Quant au second volet de votre question, en ce qui me concerne, en tant que Syrien, je réponds seulement à la volonté de la Syrie. Cela dit, une telle volonté doit bien entendu émaner d’un consensus de la majorité des Syriens. Le seul moyen de savoir ce que les Syriens veulent, c’est à travers les urnes.
Par ailleurs, pour qu’un président vienne au pouvoir ou le quitte, dans tout État qui se respecte, respecte sa civilisation et son peuple, cela doit se faire à travers un processus qui reflète sa Constitution. C’est la Constitution qui emmène un président au pouvoir et c’est la Constitution qui le fait quitter le pouvoir à travers le Parlement, les élections, le référendum et ainsi de suite. C’est le seul moyen pour un président de venir au pouvoir ou de le quitter.

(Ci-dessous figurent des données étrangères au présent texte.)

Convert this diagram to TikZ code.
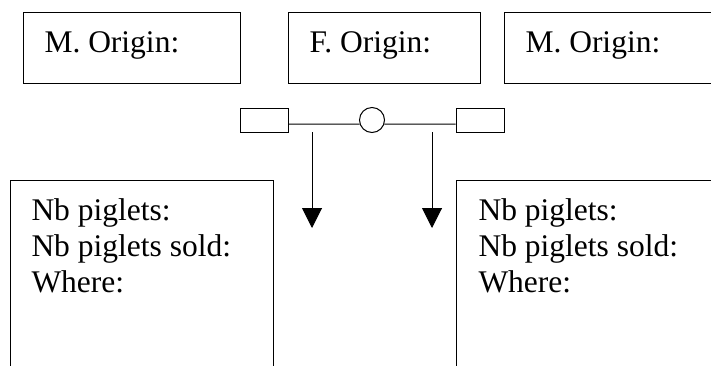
\documentclass[tikz,border=0pt]{standalone}
\usepackage{fontspec}
\setmainfont{Liberation Serif}
\usepackage{tikz}
\usetikzlibrary{positioning, arrows.meta}

\begin{document}
\begin{tikzpicture}[
    x=1pt, y=-1pt,
    line width=1pt,
    origin/.style={rectangle, draw, anchor=north west, inner sep=0pt, minimum height=71pt},
    litter/.style={rectangle, draw, anchor=north west, inner sep=0pt, minimum height=260pt},
    tag/.style={rectangle, draw, inner sep=0pt, minimum width=48pt, minimum height=24pt},
    txt/.style={inner sep=0pt, anchor=base west, align=left,
        font={\fontsize{31.5}{36}\selectfont}}
]
    \useasboundingbox (0,0) rectangle (711,365);
    \clip (0,0) rectangle (711,365);

    % Origins
    \node[origin, minimum width=217pt] (o1) at (23,12) {};
    \node[origin, minimum width=192pt] (o2) at (288,12) {};
    \node[origin, minimum width=260pt] (o3) at (504,12) {};
    \node[txt] (o1t) at ([xshift=21pt, yshift=-40pt]o1.north west) {M. Origin:};
    \node[txt] (o2t) at ([xshift=21pt, yshift=-40pt]o2.north west) {F. Origin:};
    \node[txt] (o3t) at ([xshift=21pt, yshift=-40pt]o3.north west) {M. Origin:};

    % Couple
    \node[tag] (t1) at (264,120) {};
    \node[tag] (t2) at (480,120) {};
    \node[circle, draw, inner sep=0pt, minimum size=25pt] (c) at (372,120) {};
    \draw ([yshift=-4pt]t1.east) -- (c.199);
    \draw (c.-19) -- ([yshift=-4pt]t2.west);

    % Arrows
    \coordinate (a1) at (312,132);
    \coordinate (b1) at (312,228);
    \coordinate (a2) at (432,132);
    \coordinate (b2) at (432,228);
    \draw[-{Triangle[length=20pt, width=20pt]}] (a1) -- (b1);
    \draw[-{Triangle[length=20pt, width=20pt]}] (a2) -- (b2);

    % Litters (base is the last line)
    \node[litter, minimum width=263pt] (l1) at (10,180) {};
    \node[litter, minimum width=300pt] (l2) at (456,180) {};
    \node[txt] (l1t) at ([xshift=21pt, yshift=-112pt]l1.north west)
        {Nb piglets:\\Nb piglets sold:\\Where:};
    \node[txt] (l2t) at ([xshift=22pt, yshift=-112pt]l2.north west)
        {Nb piglets:\\Nb piglets sold:\\Where:};

\end{tikzpicture}
\end{document}
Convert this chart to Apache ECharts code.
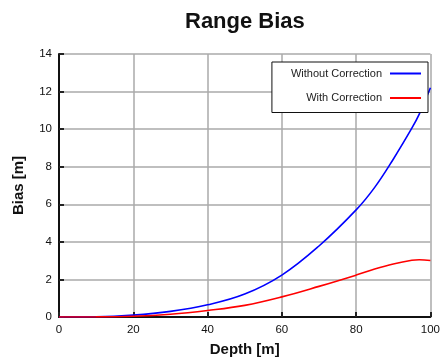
<!DOCTYPE html>
<html>
<head>
<meta charset="utf-8">
<script src="https://cdn.jsdelivr.net/npm/echarts@6/dist/echarts.min.js"></script>
<style>
  html, body { margin: 0; padding: 0; background: #fff; }
  #chart { width: 443px; height: 362px; }
</style>
</head>
<body>
<div id="chart"></div>
<script>
// Depth samples (m) and range bias (m) for each processing variant
const depth = [0, 10, 20, 30, 40, 50, 60, 70, 80, 85, 90, 95, 97, 100];
const biasWithout = [0, 0.01, 0.1, 0.3, 0.65, 1.22, 2.23, 3.78, 5.7, 6.9, 8.4, 10.05, 10.8, 12.2];
const biasWith = [0, 0.005, 0.04, 0.15, 0.35, 0.62, 1.07, 1.63, 2.23, 2.55, 2.82, 3.02, 3.05, 3.01];
const seriesNames = ['Without Correction', 'With Correction'];
const depthTicks = [0, 20, 40, 60, 80, 100];
const biasTicks = [0, 2, 4, 6, 8, 10, 12, 14];

const FONT = 'Liberation Sans, Arial, sans-serif';
const pairs = (ys) => depth.map((d, i) => [d, ys[i]]);

const chart = echarts.init(document.getElementById('chart'), null, { renderer: 'canvas' });

const axisCommon = {
  axisLine: { show: true, onZero: false, lineStyle: { color: '#111', width: 2 } },
  axisTick: { show: true, inside: true, length: 5, lineStyle: { color: '#222', width: 2 } },
  splitLine: { show: true, lineStyle: { color: '#aaaaaa', width: 1.5 } },
  axisLabel: { color: '#111', fontFamily: FONT, fontSize: 11.5 },
  nameTextStyle: { color: '#111', fontFamily: FONT, fontSize: 15, fontWeight: 'bold' }
};

chart.setOption({
  animation: false,
  backgroundColor: '#fff',
  title: {
    text: 'Range Bias',
    left: 180,
    top: 6,
    textStyle: { fontFamily: FONT, fontSize: 22, fontWeight: 'bold', color: '#111' }
  },
  grid: { left: 59, right: 10, top: 54, bottom: 43, containLabel: false },
  legend: {
    data: seriesNames,
    orient: 'vertical',
    align: 'right',
    right: 15,
    top: 62,
    padding: [6, 7, 9, 19],
    itemGap: 13.5,
    itemWidth: 31,
    itemHeight: 2,
    icon: 'rect',
    backgroundColor: '#fff',
    borderColor: '#111',
    borderWidth: 1,
    textStyle: { fontFamily: FONT, fontSize: 11, color: '#222', padding: [0, 3, 0, 0] }
  },
  xAxis: Object.assign({}, axisCommon, {
    type: 'value',
    min: depthTicks[0],
    max: depthTicks[depthTicks.length - 1],
    interval: depthTicks[1] - depthTicks[0],
    name: 'Depth [m]',
    nameLocation: 'middle',
    nameGap: 25,
    axisLabel: Object.assign({}, axisCommon.axisLabel, { margin: 7 })
  }),
  yAxis: Object.assign({}, axisCommon, {
    type: 'value',
    min: biasTicks[0],
    max: biasTicks[biasTicks.length - 1],
    interval: biasTicks[1] - biasTicks[0],
    name: 'Bias [m]',
    nameLocation: 'middle',
    nameGap: 33,
    axisLabel: Object.assign({}, axisCommon.axisLabel, { margin: 7 })
  }),
  series: [
    {
      name: seriesNames[0],
      type: 'line',
      data: pairs(biasWithout),
      smooth: 0.4,
      showSymbol: false,
      symbol: 'none',
      itemStyle: { color: '#0000ff' },
      lineStyle: { color: '#0000ff', width: 1.6 }
    },
    {
      name: seriesNames[1],
      type: 'line',
      data: pairs(biasWith),
      smooth: 0.4,
      showSymbol: false,
      symbol: 'none',
      itemStyle: { color: '#ff0000' },
      lineStyle: { color: '#ff0000', width: 1.6 }
    }
  ]
});
</script>
</body>
</html>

Tous ces entretiens montrent que la seule solution pour la Syrie, mais aussi pour l’Irak et le Liban, c’est la partition. Nous en entendons beaucoup parler, comme vous le savez. De même que l’on parle de sécularité et de sectarisme. On dit beaucoup de choses un peu partout, et vous le savez mieux que nous, en ce qui concerne la Syrie, la région littorale, mais aussi l’Irak et le Liban, qu’en pensez-vous ?

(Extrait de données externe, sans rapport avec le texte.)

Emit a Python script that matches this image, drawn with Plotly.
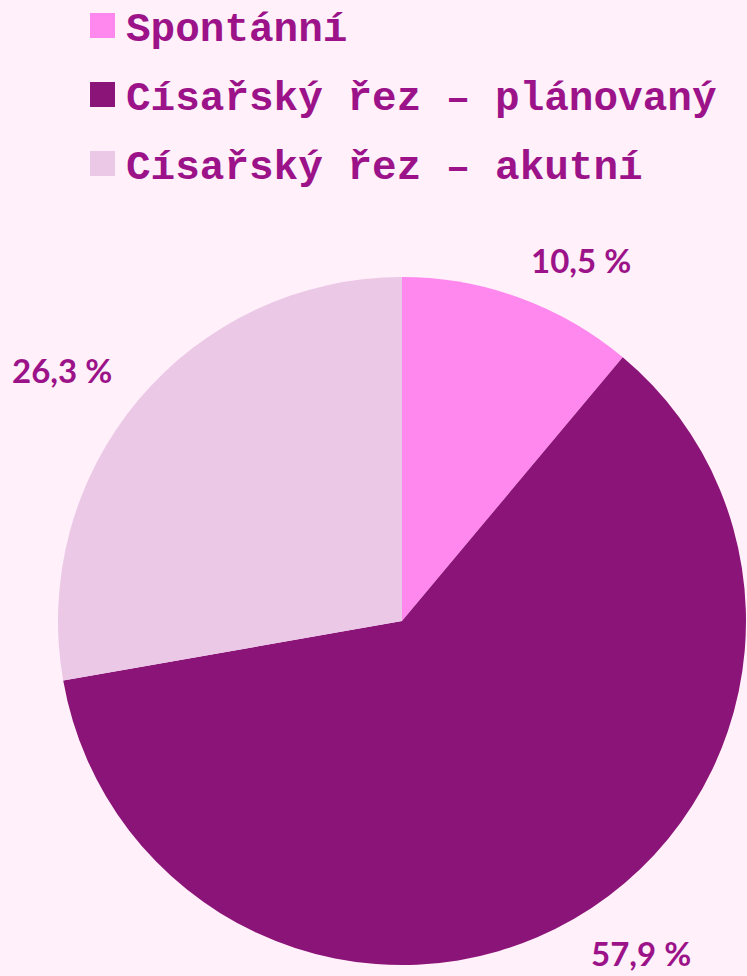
import math
import plotly.graph_objects as go

# data
labels = ["Spontánní", "Císařský řez – plánovaný", "Císařský řez – akutní"]
values = [10.5, 57.9, 26.3]
value_text = ["10,5 %", "57,9 %", "26,3 %"]
colors = ["#ff88ee", "#8b1478", "#ebc8e6"]

W, H = 747, 976
bg = "#fff0fa"
text_color = "#9c1389"

# pie placement in pixels
cx, cy, R = 402, 621, 344

fig = go.Figure()
fig.add_trace(go.Pie(
    labels=labels,
    values=values,
    marker=dict(colors=colors, line=dict(width=0)),
    sort=False,
    direction="clockwise",
    rotation=0,
    textinfo="none",
    showlegend=False,
    hoverinfo="label+value",
    domain=dict(x=[(cx - R) / W, (cx + R) / W],
                y=[1 - (cy + R) / H, 1 - (cy - R) / H]),
))

# data labels just outside each slice, placed from its mid angle
total = sum(values)
cum = 0
for v, t in zip(values, value_text):
    mid = (cum + v / 2) / total * 2 * math.pi
    cum += v
    dx = math.sin(mid)
    dy = math.cos(mid)
    lx = cx + 1.1 * R * dx + (50 if dx > 0 else -50)
    ly = cy - 1.08 * R * dy + (-14 if dy > 0 else 14) + 2
    ly = min(ly, H - 23)  # keep the bottom label inside the frame
    fig.add_annotation(
        x=lx / W, y=1 - ly / H, xref="paper", yref="paper",
        text=t, showarrow=False, xanchor="center", yanchor="middle",
        borderpad=0,
        font=dict(family="Lato", size=33, color=text_color, weight="bold"),
    )

# legend drawn by hand
row_h = 69
for i, (lab, col) in enumerate(zip(labels, colors)):
    yc = 25.5 + i * row_h
    fig.add_shape(type="rect", xref="paper", yref="paper",
                  x0=90 / W, x1=115 / W,
                  y0=1 - (yc + 12.5) / H, y1=1 - (yc - 12.5) / H,
                  fillcolor=col, line=dict(width=0))
    fig.add_annotation(
        x=124 / W, y=1 - (yc + 4) / H, xref="paper", yref="paper",
        text=lab, showarrow=False, xanchor="left", yanchor="middle",
        font=dict(family="Liberation Mono", size=41, color=text_color, weight="bold"),
    )

fig.update_layout(
    width=W, height=H,
    margin=dict(l=0, r=0, t=0, b=0),
    paper_bgcolor=bg,
    plot_bgcolor=bg,
)

fig.write_html("out.html", config={"displayModeBar": False},
               post_script="document.body.style.margin='0';")
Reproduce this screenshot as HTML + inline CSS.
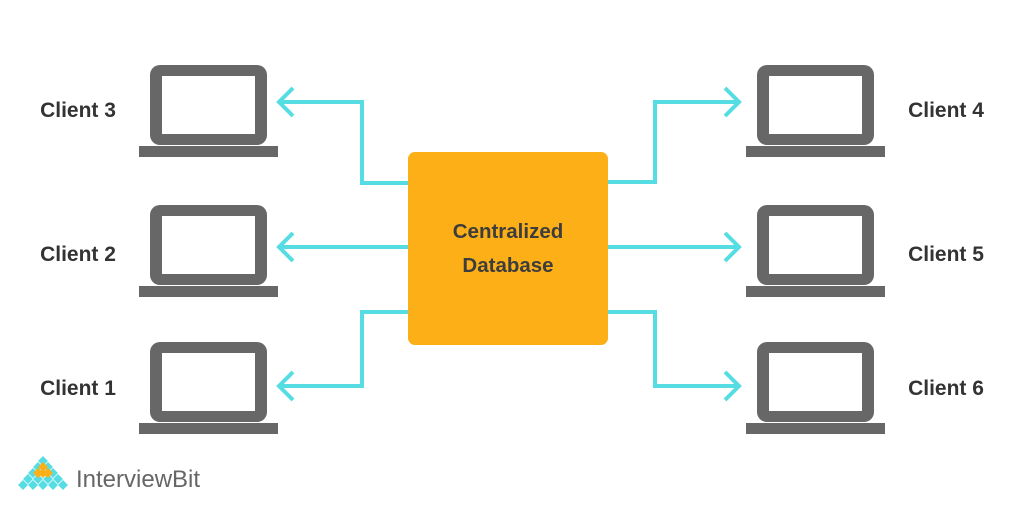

Ils veulent donner l’impression dans les médias occidentaux que le problème dans la région est une guerre civile entre les diverses composantes, religions, ethnies, qui ne veulent pas cohabiter. Ils disent alors « Pourquoi ne divisent-elles pas leur patrie ? Elles pourront alors rester chacune dans leur région. » En fait, le problème est tout autre, car vous pouvez voir maintenant toutes ces composantes mener ensemble une vie normale, dans les régions qui se trouvent sous le contrôle du gouvernement. Par conséquent, si la communauté internationale veut diviser, il faut tracer des lignes très claires entre ces composantes, qu’elles soient ethniques, confessionnelles ou sectaires.
Le cas échéant, si la région en arrive jusque-là, je vous dis qu’il y aura des mini-États qui s’engageront les uns contre les autres dans des guerres qui dureront des siècles. Toute situation de ce genre signifie des guerres permanentes.